NPR: Less news, more music?

Good grief. Of course NPR is left leaning, but they still do a good job of reporting news. Unfortunately, they often "balance" their stories by bringing in people who are on the fringe. But I'd have to say it's provide some of the best and most balanced reporting on the middle east that I can remember. And I'd rather have a degree of honest bias rather than politically imposed non-bias. And in any case, "solving" the problem by replacing news with music is just ridiculous.
NYT Story


Blogger Justin said...

As a member of my local NPR station (well, my local Idaho station, despite my current locale), I have to admit that there is a relatively strong liberal bias in the news they report. Personally, though, that's one of the things I like about the reporting. I would much rather hear from biased (but intellectually honest) reporters what their take on a particular topic is than to here some watered-down soupy gruel calculated to displease no one by omitting all the relevent background.

This does point out the danger in having media explicitly funded by the government-- the folks that pay the bills will always want to have a say in how the programs are structured and what sort of reporting takes place.
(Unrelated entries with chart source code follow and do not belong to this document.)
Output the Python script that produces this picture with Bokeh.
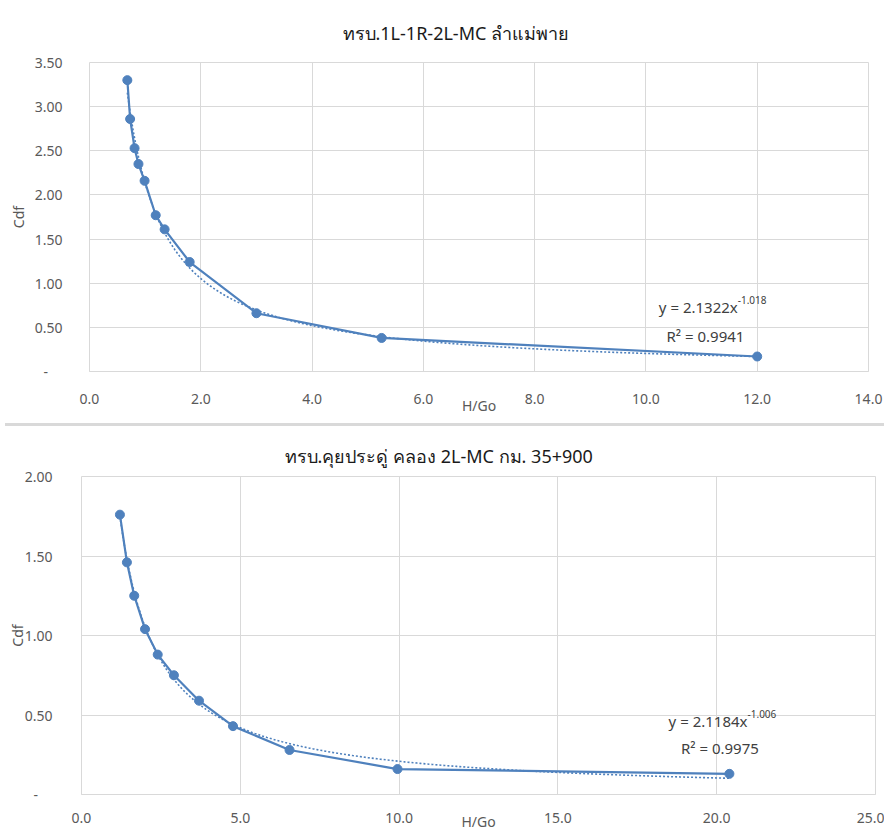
from bokeh.plotting import figure
from bokeh.layouts import column
from bokeh.models import Range1d, FixedTicker, Label, Div
from bokeh.embed import file_html
from bokeh.resources import INLINE
import numpy as np

# ---------------- data ----------------
top_title = "ทรบ.1L-1R-2L-MC ลำแม่พาย"
top_x = [0.68, 0.73, 0.81, 0.88, 0.99, 1.19, 1.35, 1.80, 3.00, 5.25, 12.0]
top_y = [3.30, 2.86, 2.53, 2.35, 2.16, 1.77, 1.61, 1.24, 0.66, 0.38, 0.17]
top_fit_a = 2.1322
top_fit_b = -1.018
top_r2 = "0.9941"
top_xticks = [0, 2, 4, 6, 8, 10, 12, 14]
top_xlabels = ["0.0", "2.0", "4.0", "6.0", "8.0", "10.0", "12.0", "14.0"]
top_yticks = [0, 0.5, 1.0, 1.5, 2.0, 2.5, 3.0, 3.5]
top_ylabels = ["-\u00a0\u00a0\u00a0\u00a0", "0.50", "1.00", "1.50", "2.00", "2.50", "3.00", "3.50"]

bot_title = "ทรบ.คุยประดู่ คลอง 2L-MC กม. 35+900"
bot_x = [1.21, 1.43, 1.66, 2.00, 2.40, 2.91, 3.70, 4.77, 6.55, 9.95, 20.4]
bot_y = [1.76, 1.46, 1.25, 1.04, 0.88, 0.75, 0.59, 0.43, 0.28, 0.16, 0.13]
bot_fit_a = 2.1184
bot_fit_b = -1.006
bot_r2 = "0.9975"
bot_xticks = [0, 5, 10, 15, 20, 25]
bot_xlabels = ["0.0", "5.0", "10.0", "15.0", "20.0", "25.0"]
bot_yticks = [0, 0.5, 1.0, 1.5, 2.0]
bot_ylabels = ["-\u00a0\u00a0\u00a0\u00a0", "0.50", "1.00", "1.50", "2.00"]

x_title = "H/Go"
y_title = "Cdf"

BLUE = "#4f81bd"
GRID = "#d9d9d9"
TXT = "#595959"
FONT = "'Noto Sans', 'Open Sans', sans-serif"


def make_chart(title, xs, ys, fit_a, fit_b, r2, xticks, xlabels, yticks, ylabels,
               width, height, bl, br, bt, bb, tick_std_x, tick_std_y, xlab_std, ylab_std,
               title_off, title_std, eq_pos, r2_pos):
    p = figure(width=width, height=height, output_backend="svg", toolbar_location=None,
               x_range=Range1d(xticks[0], xticks[-1]), y_range=Range1d(yticks[0], yticks[-1]),
               min_border_left=bl, min_border_right=br, min_border_top=bt, min_border_bottom=bb,
               background_fill_color="white", border_fill_color="white")
    p.outline_line_color = GRID

    p.title.text = title
    p.title.align = "left"
    p.title.offset = title_off
    p.title.standoff = title_std
    p.title.text_font = FONT
    p.title.text_font_size = "18px"
    p.title.text_font_style = "normal"
    p.title.text_color = "#1a1a1a"

    for ax, ticks, labels, std in ((p.xaxis[0], xticks, xlabels, tick_std_x),
                                   (p.yaxis[0], yticks, ylabels, tick_std_y)):
        ax.ticker = FixedTicker(ticks=ticks)
        ax.major_label_overrides = {t: l for t, l in zip(ticks, labels)}
        ax.major_tick_line_color = None
        ax.minor_tick_line_color = None
        ax.major_label_text_font = FONT
        ax.major_label_text_font_size = "14px"
        ax.major_label_text_color = TXT
        ax.major_label_standoff = std
        ax.axis_label_text_font = FONT
        ax.axis_label_text_font_size = "14px"
        ax.axis_label_text_font_style = "normal"
        ax.axis_label_text_color = TXT
    p.xaxis.axis_line_color = GRID
    p.yaxis.axis_line_color = None
    p.xaxis.axis_label = x_title
    p.xaxis.axis_label_standoff = xlab_std
    p.yaxis.axis_label = y_title
    p.yaxis.axis_label_standoff = ylab_std

    p.xgrid.ticker = FixedTicker(ticks=xticks)
    p.ygrid.ticker = FixedTicker(ticks=yticks)
    p.grid.grid_line_color = GRID
    p.grid.grid_line_width = 1

    # power trendline from the printed equation
    xf = np.linspace(min(xs), max(xs), 200)
    yf = fit_a * xf ** fit_b
    p.line(xf, yf, line_color=BLUE, line_width=1.6, line_dash="2 2")

    p.line(xs, ys, line_color=BLUE, line_width=2.2)
    p.scatter(xs, ys, size=9, fill_color=BLUE, line_color=BLUE)

    eq_main = "y = %sx" % ("%.4f" % fit_a)
    eq_sup = "%.3f" % fit_b
    p.add_layout(Label(x=eq_pos[0], y=eq_pos[1], text=eq_main, text_align="right",
                       text_baseline="middle", text_font=FONT, text_font_size="15px",
                       text_color="#404040"))
    p.add_layout(Label(x=eq_pos[0], y=eq_pos[1], y_offset=7, text=eq_sup, text_align="left",
                       text_baseline="middle", text_font=FONT, text_font_size="10px",
                       text_color="#404040"))
    p.add_layout(Label(x=r2_pos[0], y=r2_pos[1], text="R² = " + r2, text_align="center",
                       text_baseline="middle", text_font=FONT, text_font_size="15px",
                       text_color="#404040"))
    return p


p1 = make_chart(top_title, top_x, top_y, top_fit_a, top_fit_b, top_r2,
                top_xticks, top_xlabels, top_yticks, top_ylabels,
                width=884, height=418, bl=89, br=16, bt=62, bb=47,
                tick_std_x=16, tick_std_y=21, xlab_std=-11, ylab_std=4,
                title_off=253, title_std=35, eq_pos=(11.65, 0.736), r2_pos=(11.07, 0.40))
p2 = make_chart(bot_title, bot_x, bot_y, bot_fit_a, bot_fit_b, bot_r2,
                bot_xticks, bot_xlabels, bot_yticks, bot_ylabels,
                width=884, height=403, bl=81, br=9, bt=45, bb=40,
                tick_std_x=12, tick_std_y=23, xlab_std=-14, ylab_std=-5,
                title_off=203, title_std=18, eq_pos=(20.97, 0.465), r2_pos=(20.1, 0.29))

sep = Div(text="", width=884, height=3, styles={"background-color": GRID})
lower = column(sep, p2, spacing=0)

open("out.html", "w").write(file_html([p1, lower], INLINE))
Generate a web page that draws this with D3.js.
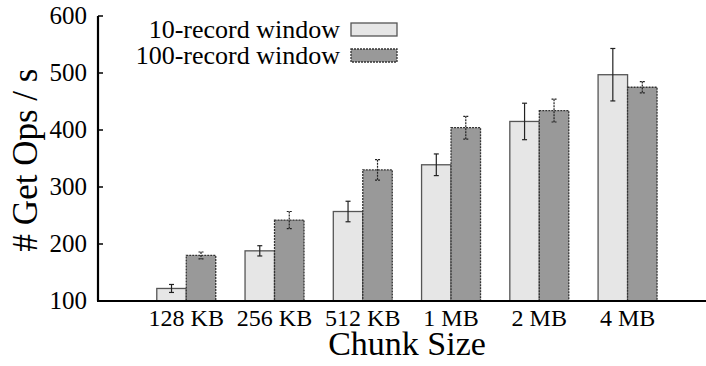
<!DOCTYPE html>
<html>
<head>
<meta charset="utf-8">
<script src="https://cdn.jsdelivr.net/npm/d3@7/dist/d3.min.js"></script>
</head>
<body style="margin:0">
<svg id="chart" width="706" height="366"></svg>
<script>
const categories = ["128 KB", "256 KB", "512 KB", "1 MB", "2 MB", "4 MB"];
const seriesNames = ["10-record window", "100-record window"];
const tenRecord = [122, 188, 257, 339, 415, 497];
const tenRecordErr = [7, 9, 18, 19, 32, 46];
const hundredRecord = [180, 242, 330, 404, 434, 475];
const hundredRecordErr = [6, 15, 18, 20, 20, 10];
const yTicks = [100, 200, 300, 400, 500, 600];

const svg = d3.select("#chart");
const x = d3.scaleLinear().domain([-1, 5.9]).range([98, 707]);
const y = d3.scaleLinear().domain([100, 600]).range([301, 16]);
const bw = 0.334;

function label(parent, size) {
  return parent.append("text")
    .attr("font-size", size)
    .style("font-family", '"Liberation Serif"')
    .attr("fill", "#000");
}

const series = [
  { name: seriesNames[0], vals: tenRecord, errs: tenRecordErr, off: -bw, fill: "#e6e6e6", stroke: "#555", dash: null },
  { name: seriesNames[1], vals: hundredRecord, errs: hundredRecordErr, off: 0, fill: "#999999", stroke: "#333", dash: "2,1" }
];

series.forEach(s => {
  const g = svg.append("g");
  g.selectAll("rect").data(s.vals).join("rect")
    .attr("x", (d, i) => x(i + s.off))
    .attr("width", (d, i) => x(i + s.off + bw) - x(i + s.off))
    .attr("y", d => y(d))
    .attr("height", d => y(100) - y(d))
    .attr("fill", s.fill)
    .attr("stroke", s.stroke)
    .attr("stroke-width", 1.3)
    .attr("stroke-dasharray", s.dash);
  s.vals.forEach((d, i) => {
    const cx = x(i + s.off + bw / 2);
    const e = s.errs[i];
    const eg = g.append("g").attr("stroke", "#222").attr("stroke-width", 1.2).attr("stroke-dasharray", s.dash);
    eg.append("line").attr("x1", cx).attr("x2", cx).attr("y1", y(d + e)).attr("y2", y(d - e));
    eg.append("line").attr("x1", cx - 2.5).attr("x2", cx + 2.5).attr("y1", y(d + e)).attr("y2", y(d + e));
    eg.append("line").attr("x1", cx - 2.5).attr("x2", cx + 2.5).attr("y1", y(d - e)).attr("y2", y(d - e));
  });
});

// Left axis (manual, from scale)
const ax = svg.append("g");
ax.append("line").attr("x1", 98).attr("x2", 98).attr("y1", y(600)).attr("y2", y(100))
  .attr("stroke", "#000").attr("stroke-width", 2.2);
yTicks.forEach(t => {
  ax.append("line").attr("x1", 98).attr("x2", 103).attr("y1", y(t)).attr("y2", y(t))
    .attr("stroke", "#000").attr("stroke-width", 1.5);
  label(ax, 25).attr("x", 87).attr("y", y(t) + 8).attr("text-anchor", "end").text(t);
});

// Bottom axis
ax.append("line").attr("x1", 97).attr("x2", 706).attr("y1", y(100)).attr("y2", y(100))
  .attr("stroke", "#000").attr("stroke-width", 2.2);
categories.forEach((c, i) => {
  label(ax, 24).attr("x", x(i)).attr("y", 326).attr("text-anchor", "middle").text(c);
});

// Axis titles
label(svg, 34).attr("x", 407).attr("y", 355).attr("text-anchor", "middle").text("Chunk Size");
label(svg, 35).attr("transform", "translate(37,160) rotate(-90)").attr("text-anchor", "middle").text("# Get Ops / s");

// Legend
const leg = svg.append("g");
series.forEach((s, i) => {
  const yy = 23 + i * 26;
  leg.append("rect").attr("x", 351).attr("y", yy).attr("width", 46).attr("height", 13)
    .attr("fill", s.fill).attr("stroke", s.stroke).attr("stroke-width", 1.3).attr("stroke-dasharray", s.dash);
  label(leg, 26).attr("x", 340).attr("y", 38 + i * 25.5).attr("text-anchor", "end").text(s.name);
});
</script>
</body>
</html>
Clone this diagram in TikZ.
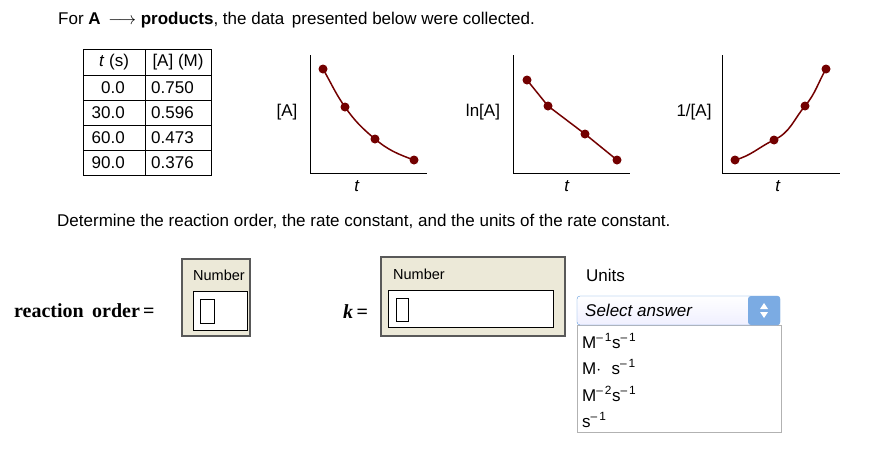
\documentclass[tikz,border=0pt]{standalone}
\usepackage{fontspec}
\setmainfont{Liberation Sans}
\newfontfamily\serifb{Liberation Serif}
\begin{document}
\begin{tikzpicture}[x=1pt,y=-1pt,font=\fontsize{17}{20}\selectfont,
  pt/.style={circle,fill=red!45!black,inner sep=0pt,minimum size=9pt},
  curve/.style={red!45!black,line width=1.5pt},
  ax/.style={line width=0.8pt},
  lbl/.style={inner sep=0pt}]
\useasboundingbox (0,0) rectangle (891,469);
\node[lbl,anchor=west] (hdr) at (58,20) {For \textbf{A}\, $\longrightarrow$ \textbf{products}, the data\, presented below were collected.};
% table
\draw[line width=0.8pt] (83,49) rectangle (211,175);
\draw[line width=0.8pt] (145,49) -- (145,175);
\foreach \y in {75,100,125,150} \draw[line width=0.6pt] (83,\y) -- (211,\y);
\node[lbl] (h1) at (114,62) {\textit{t} (s)};
\node[lbl] (h2) at (178,62) {[A] (M)};
\foreach \a/\b/\y in {0.0/0.750/88,30.0/0.596/113,60.0/0.473/138,90.0/0.376/163}{
  \node[lbl,anchor=east] at (125,\y) {\a};
  \node[lbl,anchor=west] at (151,\y) {\b};}
% graph 1
\draw[ax] (310,55) -- (310,173) -- (427,173);
\node[pt] (a1) at (323,69) {}; \node[pt] (a2) at (345,107) {};
\node[pt] (a3) at (375,139) {}; \node[pt] (a4) at (414,160) {};
\draw[curve] (a1.center) to[out=-60,in=125] (a2.center) to[out=-55,in=140] (a3.center) to[out=-40,in=160] (a4.center);
\node[lbl] (y1) at (287,112) {[A]}; \node[lbl] (t1) at (357,186) {\textit{t}};
% graph 2
\draw[ax] (513,55) -- (513,173) -- (630,173);
\node[pt] (b1) at (527,80) {}; \node[pt] (b2) at (548,106) {};
\node[pt] (b3) at (585,134) {}; \node[pt] (b4) at (617,160) {};
\draw[curve] (b1.center) -- (b2.center) -- (b3.center) -- (b4.center);
\node[lbl] (y2) at (483,112) {ln[A]}; \node[lbl] (t2) at (567,186) {\textit{t}};
% graph 3
\draw[ax] (722,55) -- (722,173) -- (840,173);
\node[pt] (c1) at (735,160) {}; \node[pt] (c2) at (774,140) {};
\node[pt] (c3) at (805,106) {}; \node[pt] (c4) at (826,69) {};
\draw[curve] (c1.center) to[out=15,in=205] (c2.center) to[out=25,in=230] (c3.center) to[out=50,in=240] (c4.center);
\node[lbl] (y3) at (694,112) {1/[A]}; \node[lbl] (t3) at (778,186) {\textit{t}};
\node[lbl,anchor=west] (det) at (57,221) {Determine the reaction order, the rate constant, and the units of the rate constant.};
% answer boxes
\definecolor{beige}{RGB}{236,233,216}
\draw[gray!70!black,line width=2pt,fill=beige] (182,259) rectangle (250,336);
\draw[fill=white,line width=0.7pt] (193,291) rectangle (247,330);
\draw[line width=0.6pt] (200,299) rectangle (214,323);
\node[lbl,font=\fontsize{14.5}{16}\selectfont] (n1) at (219,275) {Number};
\draw[gray!70!black,line width=2pt,fill=beige] (381,257) rectangle (565,336);
\draw[fill=white,line width=0.7pt] (388,290) rectangle (553,327);
\draw[line width=0.6pt] (396,298) rectangle (408,321);
\node[lbl,font=\fontsize{14.5}{16}\selectfont,anchor=west] (n2) at (393,274) {Number};
\node[lbl,anchor=west,font=\serifb\bfseries\fontsize{20}{22}\selectfont] (ro) at (14,311) {reaction\, order\,=};
\node[lbl,anchor=west,font=\serifb\bfseries\fontsize{20}{22}\selectfont] (k) at (343,312) {\textit{k}\,=};
\node[lbl,anchor=west] (units) at (586,275) {Units};
% select
\definecolor{selblue}{RGB}{90,150,220}
\draw[gray!60,fill=white] (577,325) rectangle (781,432);
\shade[top color=white,bottom color=blue!6,rounded corners=3pt] (577,296) rectangle (780,325);
\draw[selblue,rounded corners=3pt] (577,296) rectangle (780,325);
\fill[selblue!80,rounded corners=3pt] (748,296) rectangle (780,325);
\fill[white] (764,303) -- (760,309) -- (768,309) -- cycle;
\fill[white] (764,318) -- (760,312) -- (768,312) -- cycle;
\node[lbl,anchor=west] (sel) at (585,310) {\textit{Select answer}};
\node[lbl,anchor=west] (u1) at (582,341) {M\textsuperscript{--\,1}s\textsuperscript{--\,1}};
\node[lbl,anchor=west] (u2) at (582,367) {M$\cdot$\,\, s\textsuperscript{--\,1}};
\node[lbl,anchor=west] (u3) at (582,394) {M\textsuperscript{--\,2}s\textsuperscript{--\,1}};
\node[lbl,anchor=west] (u4) at (582,420) {s\textsuperscript{--\,1}};
\end{tikzpicture}
\end{document}
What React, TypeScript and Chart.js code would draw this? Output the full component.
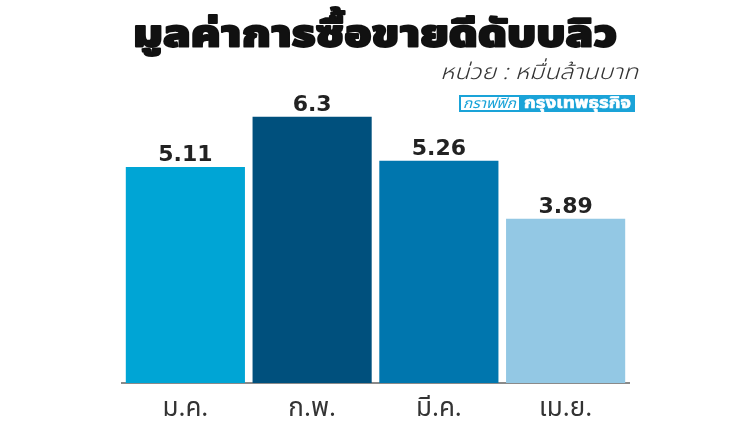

Is it at all unexpected that when the government funds a media organization the government gets upset when the media organization constantly opposes the governemtn? Is it any wonder that the government wants to use that power of the purse to influence how NPR is run? If NPR carried Rush Limbaugh or Bill O'Reily, does anyone suspect that a democratic president and congress would make similar inquiries?

This also points out a fundamental way with the way journalistic ethics are formulated. Rather than accepting that every human being is necessarily opinionated and therefore biased and charging journalists to seek out well-reasoned opinions that oppose your beliefs, they start with the premise that reporters can and should be completely unbiased and should be reporting only the objective facts of a situation. This approach has a myriad of problems. It fails to recognize the degree to which objective facts can be presented and omitted to cause the reader to form a particular conclusion. It fails to recognize at a basic level the futility of opposing human nature. It causes reporters to seek out nutjobs on the fringe that hold opposite views rather than well reasoned and well spoken opponents with smaller scale disagreements. It also causes reporters to omit the most useful sort of context from a report, particularly on political issues where both parties are generally quoting statistics horribly out of context.